Each physical node gets an entity, too. The storage of this entity contains node configuration. This is different from the per-node configuration stored in the cluster entity; the cluster's view of a node will be things like "Can it be trusted?", while a node's own entity will contain stuff that the administrator of that one node can be trusted to change, like hardware settings.

The node entity will also provide SNMP-like instrumentation of node health, for centralised hardware maintenance. And it will provide a list of hardware drivers available on this node, with the ability to configure and access drivers.

Every logical volume in the cluster is represented by an entity, too. It also provides SNMP-like instrumentation to provide statistics, such as estimates of the amount of data contained therein. Backup configuration can be specified here.

Also, the volume entity provides the interface to create new entities within the volume itself.

A printer

A physical resource such as a printer would be represented within ARGON as an entity providing a "print" protocol. This protocol would allow querying of the physical capabilities of the device, and submitting a print job using the standard "object push" protocol which lets people send things to it. Each job in the queue should be accessible as an entity itself, presumably by the printer entity returning its own entity ID with the job queue entry ID in the persona field; this virtual entity publishes job information, and provides an interface to cancel the job (through the standard administrative interface to delete an entity), pause it, resume it, and so on.

A human being

Even users are entities in ARGON. Humans are represented by "User Agent" entities. When a user performs an action upon an entity, it is their user agent that uses the interface; so to grant a user a capability, put their user agent entity's ID in an access control list.

As well as acting for the user in the virtual world of entities, the user agent also publishes information about the user, and provides interfaces to interact with them. Think of it as being like your email address, blog, or social networking profile.

Programs and Applications

As is probably already evident, ARGON's model of entities is more like the Web than like a desktop environment or mobile device with installed applications.

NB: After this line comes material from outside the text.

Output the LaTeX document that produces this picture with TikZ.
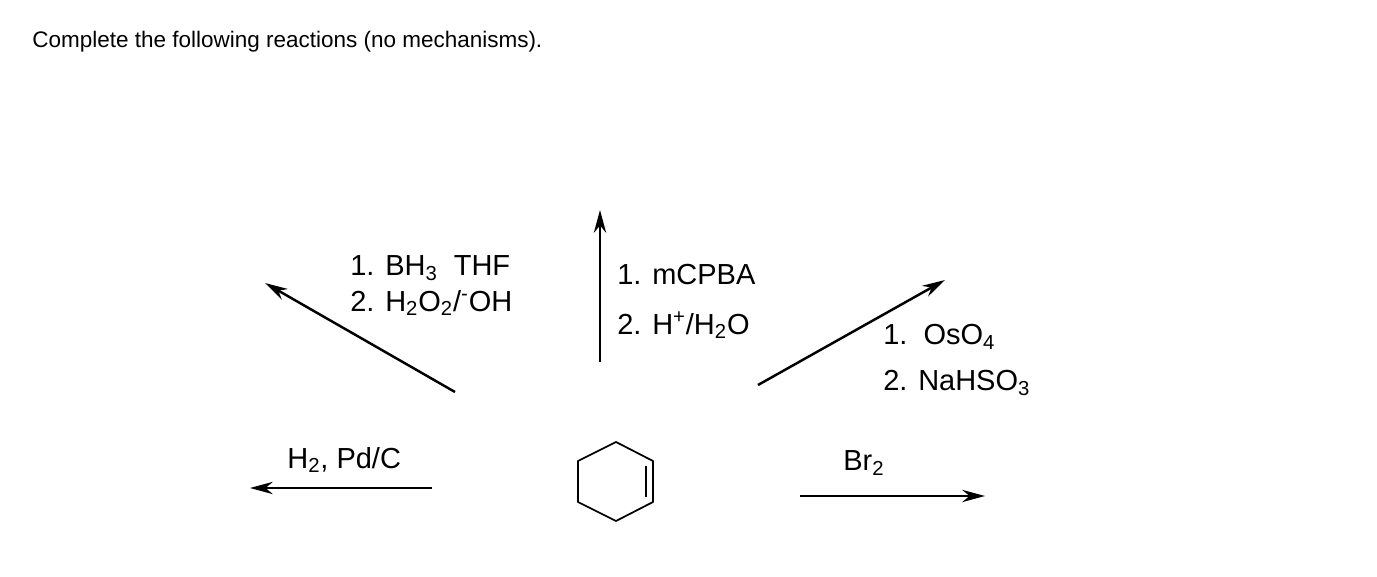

However, there is something that works a bit like a desktop environment; your user agent. When you "log in" to an ARGON human-interface device, your user agent is given access to the device's capabilities to present you with a user interface. What that user interface is entirely depends on your user agent - you get to choose it. Its responsibility is to let you browse the information published by entities, which includes navigating the navigational structure they provide, and to interact with user interfaces provided by entities; entities provide programmer-level APIs, but they can also publish a "user interface" that is downloaded to your human-interface device and run there, where it can use the API to talk to the entity while providing a nice interface to you. There's a standard protocol for this, called NEON, providing a suite of user interface models from touch screens and 3D worlds to command lines.

However, your user agent can let you use your own user interfaces instead. If you install a better spreadsheet "app" into your user agent, then it will override the default one provided by spreadsheets you encounter.

Also, your user agent can manage data for you inside itself. For a start, it manages information about you that is published to others, and you will also be able to install apps into it that manage that for you. Secondly, it provides APIs to let other people contact you through it, such as sending you things, requesting to book a meeting with you, requesting real-time chat, and so on. Those are all provided by apps you install into your user agent.

Finally, a user agent might contain a load of entirely private information, never published or made accessible via an API, managed entirely by an internal app, such as your phone book.

These apps, of course, are just shared source code modules published somewhere, plus some wrapper information declaring them as installable user-agent apps.